今週のさそり座の運勢
illustration by ニシイズミユカ
頭打ち状態にどう臨む?
今週のさそり座は、光の当たらない闇の側に立って動いていこうとするような星回り。
昔話「食わず女房」に登場するのは、人には何もくれたくない欲たがりの男。彼は飯を食わずによく働くという女と出会い、女房にします。ただ米が異常に減ることを不思議に思った男が女房をのぞいてみると、大食いの鬼女に変化したのです。男が離縁を告げると、今度は女房が男を食おうとして、男は命からがら逃げだす、というのが主なあらすじ。

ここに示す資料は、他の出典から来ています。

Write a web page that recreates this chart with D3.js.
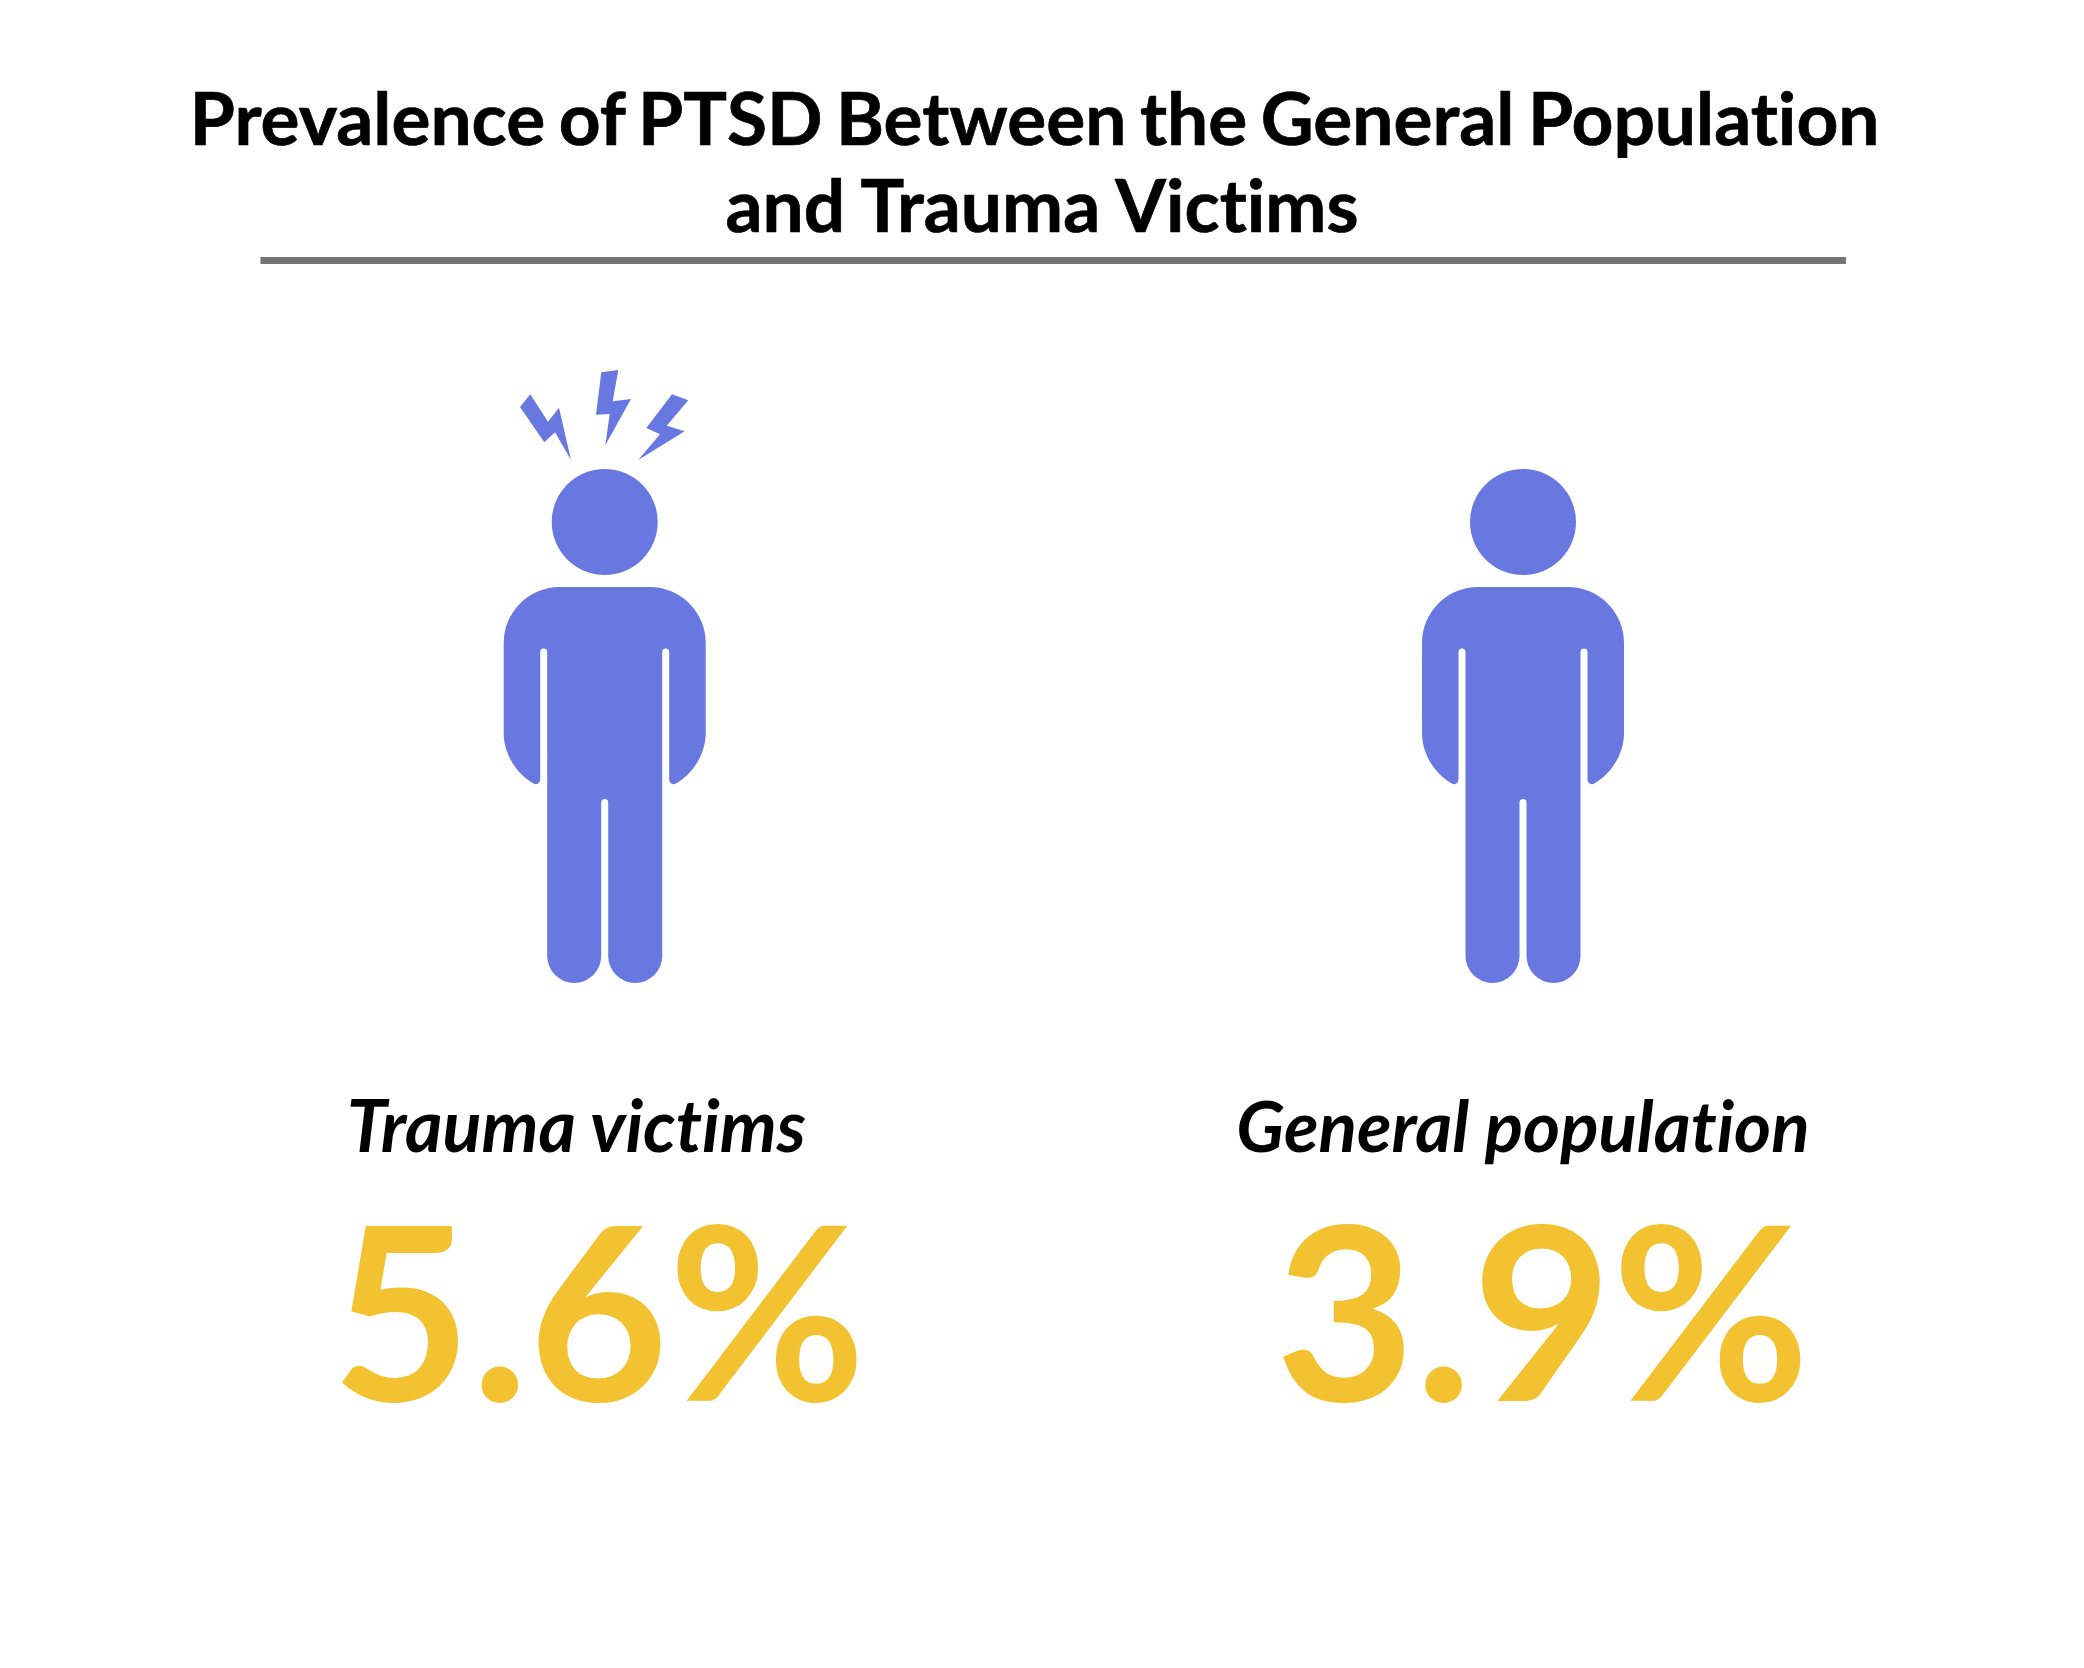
<!DOCTYPE html>
<html lang="en">
<head>
  <meta charset="UTF-8">
  <title>PTSD prevalence</title>
  <script src="https://cdnjs.cloudflare.com/ajax/libs/d3/7.8.5/d3.min.js"></script>
  <style>
    html, body { margin: 0; background: #fff; }
    svg { display: block; }
    text { font-family: Lato, sans-serif; font-weight: 700; font-variant-ligatures: none; }
  </style>
</head>
<body>
  <script>
var titleLines = ["Prevalence of PTSD Between the General Population", "and Trauma Victims"];
var categories = ["Trauma victims", "General population"];
var values = [5.6, 3.9];
var shocked = [true, false];

var width = 2084,
    height = 1668;

var blue = "#6878e0",
    yellow = "#f2c230",
    grey = "#757575";

var svg = d3.select("body").append("svg")
    .attr("width", width)
    .attr("height", height)
    .style("background-color", "#fff");

var x = d3.scalePoint()
    .domain(categories)
    .range([604.7, 1523]);

// heading
svg.selectAll(".title")
    .data(titleLines)
  .enter().append("text")
    .attr("class", "title")
    .attr("x", function(d, i) { return i == 0 ? 1034.7 : 1042; })
    .attr("y", function(d, i) { return 145 + i * 87; })
    .attr("text-anchor", "middle")
    .attr("font-size", 73)
    .attr("word-spacing", function(d, i) { return i == 0 ? -4.2 : 0; })
    .attr("fill", "#000")
    .attr("stroke", "#000")
    .attr("stroke-width", 0.7)
    .text(function(d) { return d; });

svg.append("rect")
    .attr("x", 260.5)
    .attr("y", 257)
    .attr("width", 1585.5)
    .attr("height", 7)
    .attr("fill", grey);

// silhouette of a person, x relative to the middle of the figure
function personPath() {
  var p = d3.path();
  p.moveTo(-45, 587);
  p.lineTo(45, 587);
  p.arcTo(101, 587, 101, 643, 56);
  p.lineTo(101, 733);
  p.bezierCurveTo(101, 756, 86, 775, 72, 783);
  p.bezierCurveTo(68, 786, 64.5, 783, 64.5, 779);
  p.lineTo(64.5, 652);
  p.arc(61, 652, 3.5, 0, Math.PI, true);
  p.lineTo(57.5, 956);
  p.arc(30.5, 956, 27, 0, Math.PI, false);
  p.lineTo(3.5, 802.5);
  p.arc(0, 802.5, 3.5, 0, Math.PI, true);
  p.lineTo(-3.5, 956);
  p.arc(-30.5, 956, 27, 0, Math.PI, false);
  p.lineTo(-57.5, 652);
  p.arc(-61, 652, 3.5, 0, Math.PI, true);
  p.lineTo(-64.5, 779);
  p.bezierCurveTo(-64.5, 783, -68, 786, -72, 783);
  p.bezierCurveTo(-86, 775, -101, 756, -101, 733);
  p.lineTo(-101, 643);
  p.arcTo(-101, 587, -45, 587, 56);
  p.closePath();
  return p.toString();
}

// lightning bolts above the head, same coordinate frame as the silhouette
var bolts = [
  [[-84.7, 407], [-74.4, 394.3], [-56.7, 421.7], [-45.7, 407.7], [-33.7, 460], [-49.7, 432.3], [-60.4, 442.3]],
  [[-3.4, 372.3], [13.6, 370], [8, 401.3], [26.3, 399], [0.6, 445.3], [5, 414], [-8.7, 414.7]],
  [[67.3, 394.3], [83.6, 400.3], [62, 425.7], [80, 431.3], [33.5, 460], [55.3, 434.3], [41.6, 428]]
];

var line = d3.line();

var figures = svg.selectAll(".figure")
    .data(categories)
  .enter().append("g")
    .attr("class", "figure")
    .attr("transform", function(d) { return "translate(" + x(d) + ",0)"; })
    .attr("fill", blue);

figures.append("circle")
    .attr("cx", 0)
    .attr("cy", 522)
    .attr("r", 53);

figures.append("path")
    .attr("d", personPath());

figures.filter(function(d, i) { return shocked[i]; })
  .selectAll(".bolt")
    .data(bolts)
  .enter().append("path")
    .attr("class", "bolt")
    .attr("d", function(d) { return line(d) + "Z"; });

// labels and numbers, nudged off the figure centre as in the original
var labelShift = [-28.3, 0],
    labelSize = [72, 71],
    valueShift = [-6, 19.3];

svg.selectAll(".label")
    .data(categories)
  .enter().append("text")
    .attr("class", "label")
    .attr("x", function(d, i) { return x(d) + labelShift[i]; })
    .attr("y", 1152)
    .attr("text-anchor", "middle")
    .attr("font-size", function(d, i) { return labelSize[i]; })
    .attr("font-style", "italic")
    .attr("fill", "#000")
    .text(function(d) { return d; });

svg.selectAll(".value")
    .data(values)
  .enter().append("text")
    .attr("class", "value")
    .attr("x", function(d, i) { return x(categories[i]) + valueShift[i]; })
    .attr("y", 1401)
    .attr("text-anchor", "middle")
    .attr("font-size", 241)
    .attr("fill", yellow)
    .text(function(d) { return d3.format(".1f")(d) + "%"; });
  </script>
</body>
</html>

文芸評論家の馬場あき子は『鬼の研究』のなかで、「おそらくは人との交わりを求めて飯を食わぬという過酷な条件に堪えて」山姥があえて異類である人間の男に嫁いできたことに着目。「頭頂に口があったという荒唐無稽な発想は、民話的ニュアンスのなかで、山母が常人との交わりの叶わぬ世界の人であることを匂わせたものであろう。むしろ山母が常人との交わりを求めるために果たした努力のあとが語られていて哀れである」と述べていました。
つまり「食わず女房」は最初から男を喰らうことを狙っていたのではなく、男が自分の正体に気づいたときに、初めて男を食べる対象に変換させたのであり、それは身勝手な要求を突きつける人間を相対化する絶対的な他者としての、自然の象徴だったのでは。あなたも、誰か何かを通して無理や無茶と真っ向からぶつかりあっていくことになるでしょう。
今週のいて座の運勢
illustration by ニシイズミユカ
新呼吸
今週のいて座は、一服の清涼剤が心中に広がっていくような星回り。
「春尽きて山みな甲斐に走りけり」(前田普羅)は、大正時代に詠まれた句。春を惜しむという、甘やかに流れやすい感傷を越えて、初夏へと向かう季節の勢いにそのまま乗って走り抜けていくような雄渾な風を感じさせます。
個人的にも記憶があるのですが、この季節に北アルプスの山々を縦走していると、確かに青葉若葉を引き連れて、動かぬはずの山が一心に走っていくように見えるものです。ああ、その颯爽とした疾走感。
この場合、自然とともに歩むことで癒されるというより、どこか自然の後を追って思わず小走りになりながら心躍っているうちに、いつの間にか気持ちが晴れて世間のしがらみがほどけている、と言った方が近いように思います。あなたもまた、自分なりの足どりで心健やかでいられる方へと歩みを重ねていくべし。
今週のやぎ座の運勢
illustration by ニシイズミユカ
くるくるくるくる
今週のやぎ座は、すこし頭がおかしくなっていくような星回り。
島尾敏雄の小説『死の棘』は、夫の不倫が妻にばれたところから始まるのですが、ただの痴話喧嘩などでは済まず、奥さんはその事実によって精神に異常をきたしてしまい、ひたすらに夫を責めるのです。というか、攻撃する。そして夫はひたすらに耐え忍ぶのみ。言ってしまえばそれだけの小説なんです。
しかも話がすすむにつれて主人公であるはずの夫も頭がおかしくなっていくのですが、病んだ描写や言葉のやりとりも、それが続き過ぎるとそれはそれでおもしろおかしくなってくるから不思議です。
「ただじぶんがわからなくなったんです。あなたはあたしが好きなのかしら。それがわからないの。ほんとうはきらいなんでしょ、きらいならきらいとはっきりおっしゃってください。蛇のなまごろしのようにされているのはあたしたまらない」あなたもまた、知らず知らずのうちにヘンな関わりに巻き込まれていくことになるかも知れません。